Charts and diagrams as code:
/---
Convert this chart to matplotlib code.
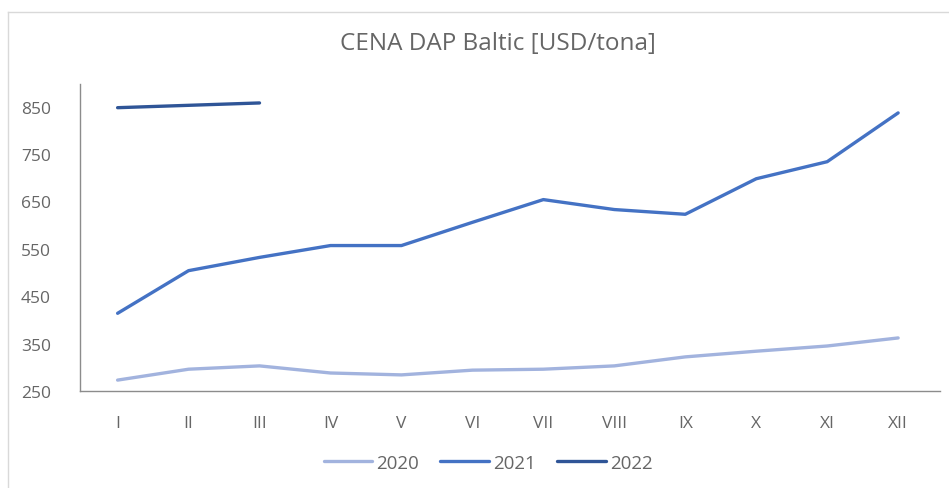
import matplotlib
matplotlib.use("Agg")
import matplotlib.pyplot as plt
from matplotlib.lines import Line2D

months = ["I", "II", "III", "IV", "V", "VI", "VII", "VIII", "IX", "X", "XI", "XII"]
price_2020 = [273, 296, 303, 288, 284, 294, 296, 303, 322, 334, 345, 362]
price_2021 = [414, 504, 532, 557, 557, 606, 654, 633, 623, 698, 734, 837]
price_2022 = [848, 853, 858]
yticks = [250, 350, 450, 550, 650, 750, 850]

colors = {"2020": "#A2B3DE", "2021": "#4472C4", "2022": "#2F5597"}
text_color = "#666666"

plt.rcParams["font.family"] = ["Open Sans", "DejaVu Sans"]

fig = plt.figure(figsize=(9.49, 4.89), dpi=100)
ax = fig.add_axes([80 / 949, 97 / 489, 860 / 949, 307 / 489])

lw = 2.4
x = list(range(len(months)))
ax.plot(x, price_2020, color=colors["2020"], lw=lw, solid_capstyle="round", label="2020")
ax.plot(x, price_2021, color=colors["2021"], lw=lw, solid_capstyle="round", label="2021")
ax.plot(x[:len(price_2022)], price_2022, color=colors["2022"], lw=lw,
        solid_capstyle="round", label="2022")

ax.set_xlim(-0.53, 11.59)
ax.set_ylim(250, 898)
ax.set_xticks(x)
ax.set_xticklabels(months)
ax.set_yticks(yticks)
ax.tick_params(axis="both", length=0, labelsize=12.5, colors=text_color)
ax.tick_params(axis="x", pad=17)
ax.tick_params(axis="y", pad=21)

for s in ["top", "right"]:
    ax.spines[s].set_visible(False)
for s in ["left", "bottom"]:
    ax.spines[s].set_color("#8C8C8C")
    ax.spines[s].set_linewidth(1)

fig.text(498 / 949, 1 - 44 / 489, "CENA DAP Baltic [USD/tona]", ha="center", va="center",
         fontsize=17.5, color=text_color)

handles = [Line2D([], [], color=colors[k], lw=lw, solid_capstyle="round") for k in ["2020", "2021", "2022"]]
fig.legend(handles, ["2020", "2021", "2022"], loc="center", bbox_to_anchor=(488 / 949, 1 - 464 / 489),
           ncol=3, frameon=False, fontsize=13.5, labelcolor=text_color,
           handlelength=2.6, handletextpad=0.2, columnspacing=1.15)

# chart border lines (top and left)
fig.add_artist(Line2D([8 / 949, 1], [1 - 13 / 489, 1 - 13 / 489], color="#D9D9D9", lw=1))
fig.add_artist(Line2D([8 / 949, 8 / 949], [0, 1 - 13 / 489], color="#D9D9D9", lw=1))

fig.savefig("out.png", dpi=100, facecolor="white")
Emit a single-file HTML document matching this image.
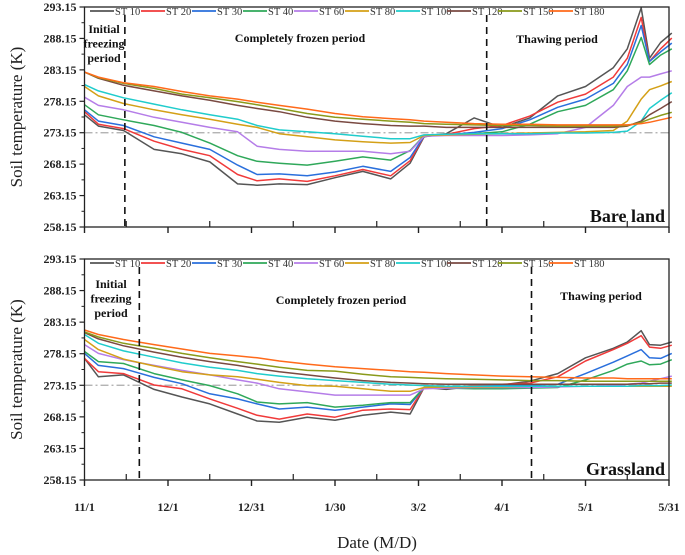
\---
Directions for this task. All of the lines above should be retyped precisely, apart from the pictures.

Full response.
Convert this chart to matplotlib code.
import matplotlib
matplotlib.use("Agg")
import matplotlib.pyplot as plt
from matplotlib.lines import Line2D

months = ["I", "II", "III", "IV", "V", "VI", "VII", "VIII", "IX", "X", "XI", "XII"]
price_2020 = [273, 296, 303, 288, 284, 294, 296, 303, 322, 334, 345, 362]
price_2021 = [414, 504, 532, 557, 557, 606, 654, 633, 623, 698, 734, 837]
price_2022 = [848, 853, 858]
yticks = [250, 350, 450, 550, 650, 750, 850]

colors = {"2020": "#A2B3DE", "2021": "#4472C4", "2022": "#2F5597"}
text_color = "#666666"

plt.rcParams["font.family"] = ["Open Sans", "DejaVu Sans"]

fig = plt.figure(figsize=(9.49, 4.89), dpi=100)
ax = fig.add_axes([80 / 949, 97 / 489, 860 / 949, 307 / 489])

lw = 2.4
x = list(range(len(months)))
ax.plot(x, price_2020, color=colors["2020"], lw=lw, solid_capstyle="round", label="2020")
ax.plot(x, price_2021, color=colors["2021"], lw=lw, solid_capstyle="round", label="2021")
ax.plot(x[:len(price_2022)], price_2022, color=colors["2022"], lw=lw,
        solid_capstyle="round", label="2022")

ax.set_xlim(-0.53, 11.59)
ax.set_ylim(250, 898)
ax.set_xticks(x)
ax.set_xticklabels(months)
ax.set_yticks(yticks)
ax.tick_params(axis="both", length=0, labelsize=12.5, colors=text_color)
ax.tick_params(axis="x", pad=17)
ax.tick_params(axis="y", pad=21)

for s in ["top", "right"]:
    ax.spines[s].set_visible(False)
for s in ["left", "bottom"]:
    ax.spines[s].set_color("#8C8C8C")
    ax.spines[s].set_linewidth(1)

fig.text(498 / 949, 1 - 44 / 489, "CENA DAP Baltic [USD/tona]", ha="center", va="center",
         fontsize=17.5, color=text_color)

handles = [Line2D([], [], color=colors[k], lw=lw, solid_capstyle="round") for k in ["2020", "2021", "2022"]]
fig.legend(handles, ["2020", "2021", "2022"], loc="center", bbox_to_anchor=(488 / 949, 1 - 464 / 489),
           ncol=3, frameon=False, fontsize=13.5, labelcolor=text_color,
           handlelength=2.6, handletextpad=0.2, columnspacing=1.15)

# chart border lines (top and left)
fig.add_artist(Line2D([8 / 949, 1], [1 - 13 / 489, 1 - 13 / 489], color="#D9D9D9", lw=1))
fig.add_artist(Line2D([8 / 949, 8 / 949], [0, 1 - 13 / 489], color="#D9D9D9", lw=1))

fig.savefig("out.png", dpi=100, facecolor="white")
Emit a single-file HTML document matching this image.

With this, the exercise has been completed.